Estoy de acuerdo cuando se afirma que toda ley debe ser actualizada constantemente, en el caso nuestro, la Constitución Política del Estado se anota en la lista, o ¿alguien será capaz de afirmar que desde su promulgación el mundo se ha mantenido intacto, al extremo que nada, pero absolutamente nada ha cambiado?
Bajo esta línea de pensamiento, en nuestro país todavía existen leyes, reglamentos, normas que, un poco más, tienen la firma de Moisés y han sido labradas en piedra, una de ellas es la famosa Ley de Imprenta, nada menos que de 1925. Esta norma tiene nada menos que 92 años, las organizaciones periodísticas ya deberían estar preparando el aniversario centenario que se merece.
Nuestra “Constitución” actual debería abrirse y modificarse, mejorarse, retirarse cosas, aumentarle otras, volverla más moderna todavía, debatir sobre ella, en fin… pero como país nos encanta ser absolutistas, comprender a la patria entre blanco y negro, negando obtusamente la existencia de los grises y por si esto fuera poco, ser más emocionales que racionales, nos hemos acostumbrado a aceptar que todo está escrito en roca y que aquel que le añada una coma o algo similar, será maldito por siempre.

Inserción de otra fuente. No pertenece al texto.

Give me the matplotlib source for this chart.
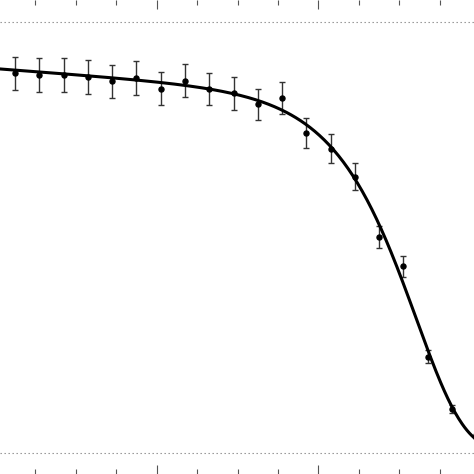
import numpy as np
import matplotlib
matplotlib.use("Agg")
import matplotlib.pyplot as plt
from matplotlib.ticker import MultipleLocator

# measured points (x, normalised signal, error)
x_pts = [-3.5, -2.9, -2.3, -1.7, -1.1, -0.5, 0.1, 0.7, 1.3, 1.9,
         2.5, 3.1, 3.7, 4.3, 4.9, 5.5, 6.1, 6.7, 7.3, 7.9]
y_pts = [0.881, 0.877, 0.877, 0.872, 0.862, 0.870, 0.845, 0.864, 0.844, 0.834,
         0.809, 0.824, 0.742, 0.706, 0.641, 0.501, 0.433, 0.223, 0.101, 0.038]
y_err = [0.038, 0.039, 0.039, 0.039, 0.039, 0.039, 0.038, 0.038, 0.037, 0.038,
         0.036, 0.037, 0.034, 0.034, 0.031, 0.026, 0.024, 0.015, 0.009, 0.005]

# fitted curve: Gompertz-type step with a sloping upper baseline
fit_top = 0.864
fit_slope = -0.0070
fit_bottom = 0.0055
fit_centre = 6.445
fit_width = 1.173

x_min, x_max = -3.876, 7.848
y_min, y_max = -0.0495, 1.0511


def fit_curve(x):
    step = np.exp(-np.exp((x - fit_centre) / fit_width))
    return fit_bottom + (fit_top + fit_slope * x - fit_bottom) * step


fig = plt.figure(figsize=(4.74, 4.74), dpi=100)
ax = fig.add_axes([0, 0, 1, 1])

# reference levels
for level in (0.0, 1.0):
    ax.axhline(level, color="#8a8a8a", lw=0.8, ls=(0, (1.2, 2.4)), zorder=1)

ax.errorbar(x_pts, y_pts, yerr=y_err, fmt="none", ecolor="#333333",
            elinewidth=1.0, capsize=2.5, capthick=1.0, zorder=2)

xx = np.linspace(x_min, x_max, 400)
ax.plot(xx, fit_curve(xx), color="black", lw=2.2, zorder=3)

ax.plot(x_pts, y_pts, "o", color="black", ms=3.6, zorder=4)

ax.set_xlim(x_min, x_max)
ax.set_ylim(y_min, y_max)

for side in ("left", "right", "top", "bottom"):
    ax.spines[side].set_visible(False)

ax.xaxis.set_major_locator(MultipleLocator(4))
ax.xaxis.set_minor_locator(MultipleLocator(1))
ax.tick_params(axis="x", which="both", direction="in", top=True, bottom=True,
               labelbottom=False, labeltop=False, color="#555555", width=0.8)
ax.tick_params(axis="x", which="major", length=6.5)
ax.tick_params(axis="x", which="minor", length=3.6)
ax.tick_params(axis="y", which="both", left=False, right=False, labelleft=False)

fig.savefig("out.png", dpi=100)
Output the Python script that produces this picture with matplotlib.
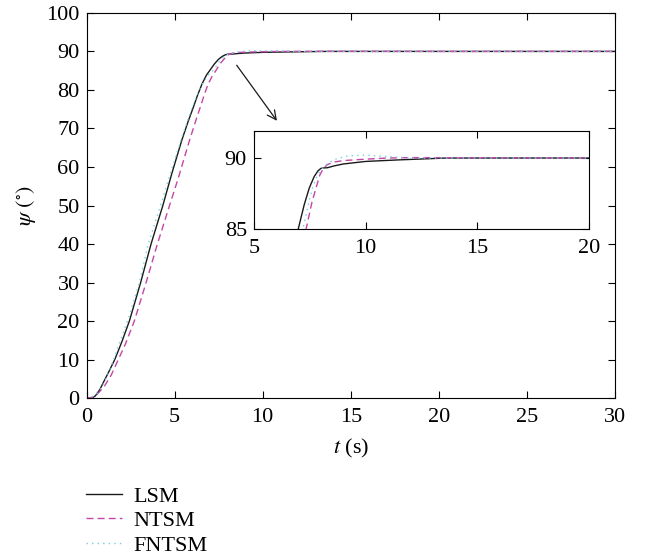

Pero como estamos en contra de todo cambio, uno de los que más se ha evitado sistemáticamente es la Ley de Imprenta y cada vez que se intenta plantear otra normativa similar, paralela o si quiera actualizarla, saltan en la palestra dos excusas devenidas en argumentos y hasta constitucionales, la primera: “Es un ataque a la libertad de expresión”, la segunda: “Solo nosotros podemos autoregularnos”. Cuando de lo que se trata es reconocer que aquí, en esta tierra bendita, mediática y digital, nadie quiere hablar de una tan necesaria Ley de Medios.
Hace poco se intentó una vez más plantear este tema, pero se corrieron todos, porque los defensores de la tablas de la Ley de Imprenta saltaron a defenderla, pero de una manera tan soberbia que calificaron cualquier argumento para modernizarla como poco inteligente y un poco más digna de los simios que antecedieron al homo sapiens.
Si señores, el gremio periodístico es el que más vituperio comete, si asumimos que alabanza en boca propia es mentirse así mismo constantemente. Convertidos en dioses, semideidades que consideran que son los únicos que pueden regularse entendiendo a sus organizaciones como un templo en el Olimpo en el que se ejecutan dramas griegos donde Zeus no mata a todos o ni Neptuno se come a sus hijos, porque lo único que saben es justificarse a sí mismos, aplaudirse entre ellos y tapar sus errores como “gafes del oficio”. Si la autoregulación funcionara disfrutáramos un buen y digno a diario.
Lo que nadie se pregunta es si necesitamos o no, una nueva normativa al ejercicio periodístico. Cambiando los términos, deberíamos debatir si queremos seguir viendo a ya cientos de Carlos Valverdes, en las radios, en las teles, en los periódicos, en las redes, a toda hora, que informan a medias, que utilizan fuentes anónimas, que no confirman la información, que desplazan la consideración de la contraparte para la próxima nota, que dicen lo que quieren como opinión, que tiene derecho insultar, de reproducir el insulto del otro a título de “información”, de titular incompleto, de decidir cuál sumo sacerdote qué está bien y que está mal, como si su rol informativo lo ubicara por encima de la sociedad con la capacidad de decidir si esta se va o no al infierno, en síntesis que desinforman antes que cumplir al menos, mínimamente los fundamentos básicos sobre la práctica de un periodismo responsable y ni qué decir de su ya empolvado reglamento de ética periodística.
Los tiempos han cambiado, la situación es distinta, con la aceleración de este mundo cada vez más “líquido” no podemos seguir pecando de absolutistas, de creer que todo es para siempre, de lo contrario a título de la rigidez normativa seguiremos no solo cometiendo injusticias, también peligrosamente justificándolas, porque la norma lo dice, porque la Ley de Imprenta es intocable o porque es normal morir esperando en las calendas griegas a que alguien se atreva juzgar a un periodista.